We’re expected not to lose ourselves despite it all.

It is exhausting.

There are so many roles I try to do and do well and it is hard. So when that teenaged girl asked me if I would keep coming to youth group, I knew I had to say no. There’s no more room in my life right now.

During one of the first worship sessions at the Middle School track of the youth conference, I looked over to the aisle beside where I was sitting. Standing there, singing and goofing around were three young boys. They couldn’t have been older than sixth grade, not having that air of maturity and confidence that some of the Grade 8 boys had in that room. I watched them for a minute, especially the tall one with the thick, floppy hair. Then I nudged my friend, the youth pastor who was standing beside me. “You know, that’s going to be our boys in a few years” I said, eyeing the pre-teens. It was exactly them, my oldest boy and his. I don’t know how they grew up so quickly and I don’t know how they made it to this youth conference and I don’t know how they didn’t need us so much any more, but those boys were our sons.

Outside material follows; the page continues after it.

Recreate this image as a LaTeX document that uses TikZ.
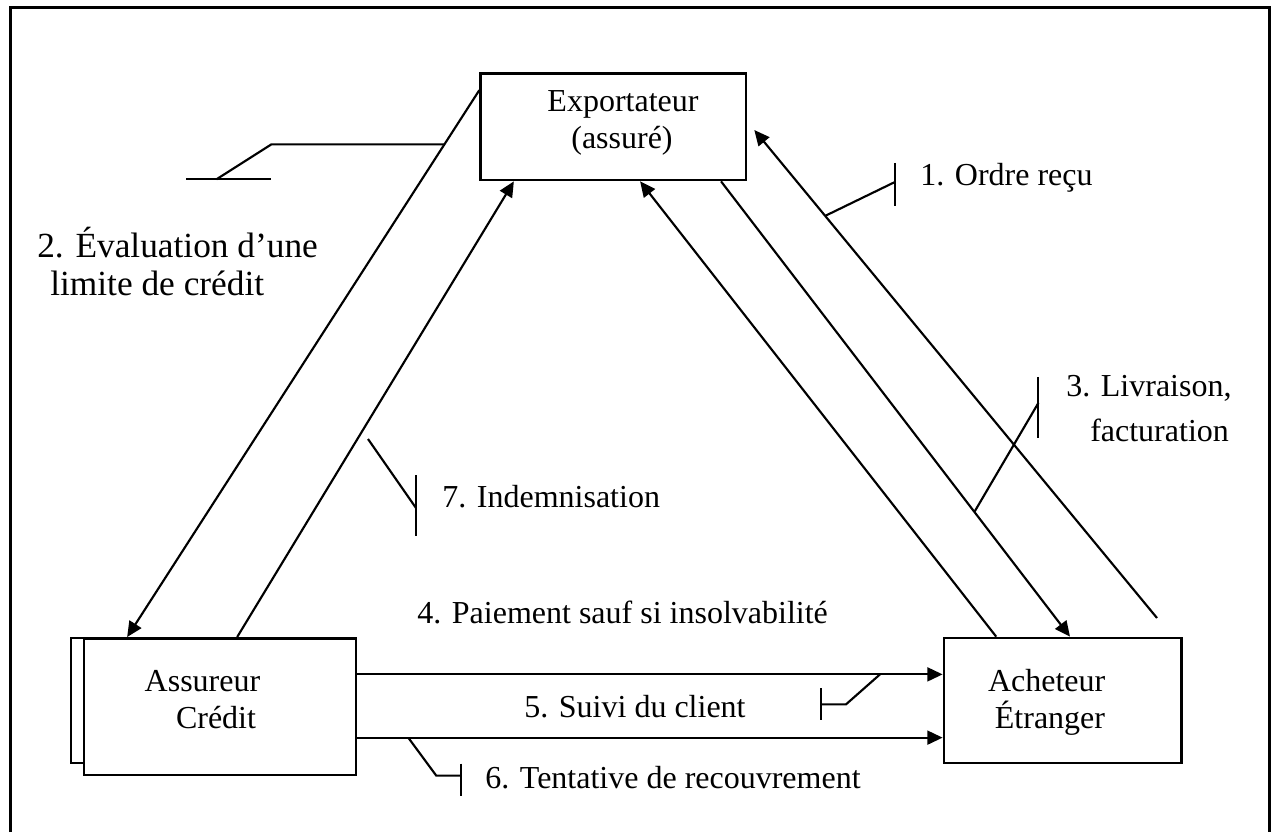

This role of mothering young kids is going to end. I’m not going to be needed as strongly. I’m not going to be depended on as much. I won’t be wiping bums or giving baths or saying “just one more bite” for too much longer. Those skills and passions and gifts that I have, the parts of me that make me me, beyond the roles of mother or homemaker or wife, also shine in this role of motherhood. I don’t need to go to my church’s youth group to give of my time and energy to forming positive relationships with young people during their most formative years. I’m doing that already. At home.

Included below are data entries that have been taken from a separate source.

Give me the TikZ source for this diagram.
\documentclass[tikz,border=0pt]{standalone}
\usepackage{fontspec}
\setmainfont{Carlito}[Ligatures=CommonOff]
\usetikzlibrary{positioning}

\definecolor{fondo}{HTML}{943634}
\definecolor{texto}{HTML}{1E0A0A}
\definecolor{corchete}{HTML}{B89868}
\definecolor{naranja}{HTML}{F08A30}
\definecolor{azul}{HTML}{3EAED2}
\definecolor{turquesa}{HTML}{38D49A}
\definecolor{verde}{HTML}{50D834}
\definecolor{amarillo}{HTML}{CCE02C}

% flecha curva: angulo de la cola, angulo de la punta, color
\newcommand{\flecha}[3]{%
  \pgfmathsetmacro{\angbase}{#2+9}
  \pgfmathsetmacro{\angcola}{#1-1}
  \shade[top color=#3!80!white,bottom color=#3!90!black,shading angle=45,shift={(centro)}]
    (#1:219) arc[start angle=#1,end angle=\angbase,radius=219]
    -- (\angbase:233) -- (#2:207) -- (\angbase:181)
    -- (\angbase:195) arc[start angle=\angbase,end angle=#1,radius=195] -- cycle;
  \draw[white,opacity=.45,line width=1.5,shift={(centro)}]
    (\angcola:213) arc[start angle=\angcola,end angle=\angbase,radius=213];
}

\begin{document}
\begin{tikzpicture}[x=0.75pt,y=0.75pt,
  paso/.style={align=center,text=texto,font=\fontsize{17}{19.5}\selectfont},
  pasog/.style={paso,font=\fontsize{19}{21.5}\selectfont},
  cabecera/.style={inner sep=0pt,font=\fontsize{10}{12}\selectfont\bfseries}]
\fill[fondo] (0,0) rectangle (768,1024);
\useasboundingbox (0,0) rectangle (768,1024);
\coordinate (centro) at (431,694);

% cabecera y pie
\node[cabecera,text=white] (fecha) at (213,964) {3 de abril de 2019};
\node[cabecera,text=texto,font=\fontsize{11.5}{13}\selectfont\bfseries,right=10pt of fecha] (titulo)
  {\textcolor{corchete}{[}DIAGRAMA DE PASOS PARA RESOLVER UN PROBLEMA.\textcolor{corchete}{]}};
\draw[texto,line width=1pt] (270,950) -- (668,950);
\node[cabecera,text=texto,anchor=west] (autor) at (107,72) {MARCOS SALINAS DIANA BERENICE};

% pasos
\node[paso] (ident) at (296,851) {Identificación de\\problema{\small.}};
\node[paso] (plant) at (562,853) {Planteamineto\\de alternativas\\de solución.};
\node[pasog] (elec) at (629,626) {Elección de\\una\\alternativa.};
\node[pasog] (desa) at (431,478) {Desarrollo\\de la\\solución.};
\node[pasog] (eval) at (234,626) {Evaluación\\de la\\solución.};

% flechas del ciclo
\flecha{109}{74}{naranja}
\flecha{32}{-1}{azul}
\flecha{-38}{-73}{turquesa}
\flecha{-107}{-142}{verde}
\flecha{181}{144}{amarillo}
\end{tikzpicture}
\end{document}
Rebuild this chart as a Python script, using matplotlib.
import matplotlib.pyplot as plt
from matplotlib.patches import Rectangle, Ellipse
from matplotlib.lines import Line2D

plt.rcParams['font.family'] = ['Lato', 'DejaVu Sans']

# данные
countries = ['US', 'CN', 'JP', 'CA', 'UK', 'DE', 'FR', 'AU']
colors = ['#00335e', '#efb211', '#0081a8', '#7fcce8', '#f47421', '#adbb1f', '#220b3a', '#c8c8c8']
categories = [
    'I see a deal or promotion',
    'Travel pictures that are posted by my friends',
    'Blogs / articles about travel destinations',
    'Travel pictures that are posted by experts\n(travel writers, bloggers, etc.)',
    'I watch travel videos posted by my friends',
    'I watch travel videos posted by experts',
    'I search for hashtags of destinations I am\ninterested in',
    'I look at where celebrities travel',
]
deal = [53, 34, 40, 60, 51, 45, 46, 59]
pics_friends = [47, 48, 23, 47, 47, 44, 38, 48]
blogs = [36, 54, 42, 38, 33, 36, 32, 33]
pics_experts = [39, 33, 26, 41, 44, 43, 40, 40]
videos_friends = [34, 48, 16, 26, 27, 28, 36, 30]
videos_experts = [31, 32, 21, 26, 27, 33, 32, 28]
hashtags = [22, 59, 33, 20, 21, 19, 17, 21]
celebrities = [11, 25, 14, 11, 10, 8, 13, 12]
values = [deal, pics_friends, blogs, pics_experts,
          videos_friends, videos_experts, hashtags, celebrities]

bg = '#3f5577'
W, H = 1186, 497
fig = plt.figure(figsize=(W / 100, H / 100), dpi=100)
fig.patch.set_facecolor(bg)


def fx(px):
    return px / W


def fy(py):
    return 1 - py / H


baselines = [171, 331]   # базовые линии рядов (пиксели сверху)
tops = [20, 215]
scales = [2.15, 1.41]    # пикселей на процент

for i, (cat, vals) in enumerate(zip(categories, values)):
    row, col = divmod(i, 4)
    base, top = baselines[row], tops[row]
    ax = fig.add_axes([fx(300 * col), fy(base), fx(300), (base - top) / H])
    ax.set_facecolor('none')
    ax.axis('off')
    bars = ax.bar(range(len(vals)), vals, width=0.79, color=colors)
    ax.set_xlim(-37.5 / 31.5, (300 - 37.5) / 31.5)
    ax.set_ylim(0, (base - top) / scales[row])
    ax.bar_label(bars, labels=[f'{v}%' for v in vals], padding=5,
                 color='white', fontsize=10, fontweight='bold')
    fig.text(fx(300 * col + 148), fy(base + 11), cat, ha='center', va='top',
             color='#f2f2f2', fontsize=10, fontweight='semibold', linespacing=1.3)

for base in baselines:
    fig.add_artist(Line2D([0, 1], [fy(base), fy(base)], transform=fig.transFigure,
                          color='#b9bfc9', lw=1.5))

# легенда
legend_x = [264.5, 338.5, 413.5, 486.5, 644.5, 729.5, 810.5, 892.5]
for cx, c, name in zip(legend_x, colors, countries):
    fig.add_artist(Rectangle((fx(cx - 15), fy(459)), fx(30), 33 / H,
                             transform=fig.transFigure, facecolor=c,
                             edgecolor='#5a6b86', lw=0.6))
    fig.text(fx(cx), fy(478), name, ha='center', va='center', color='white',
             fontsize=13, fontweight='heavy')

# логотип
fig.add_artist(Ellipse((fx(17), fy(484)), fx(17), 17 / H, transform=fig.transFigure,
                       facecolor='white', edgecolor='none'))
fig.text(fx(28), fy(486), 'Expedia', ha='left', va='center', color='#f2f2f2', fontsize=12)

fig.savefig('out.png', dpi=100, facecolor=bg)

So, I might fail at keeping my house clean. And I might forget to kiss my husband when I pass him in the hall. I might not feel the least bit sexy. I might not be able to volunteer my time outside of my house (please understand when I say “no”). But I haven’t lost myself in these roles. I haven’t disappeared in the busyness of it all. I can find myself in mothering my children. I can embrace this role and know that it is enough. I am enough. This can be my gift and my calling and my ministry, at least for now.

Someday, I won’t clean up puke on Mother’s Day. Someday I won’t have to wake up early. Someday I’ll have time to write novels and run marathons. But I don’t want that day to be here. Not yet, anyway.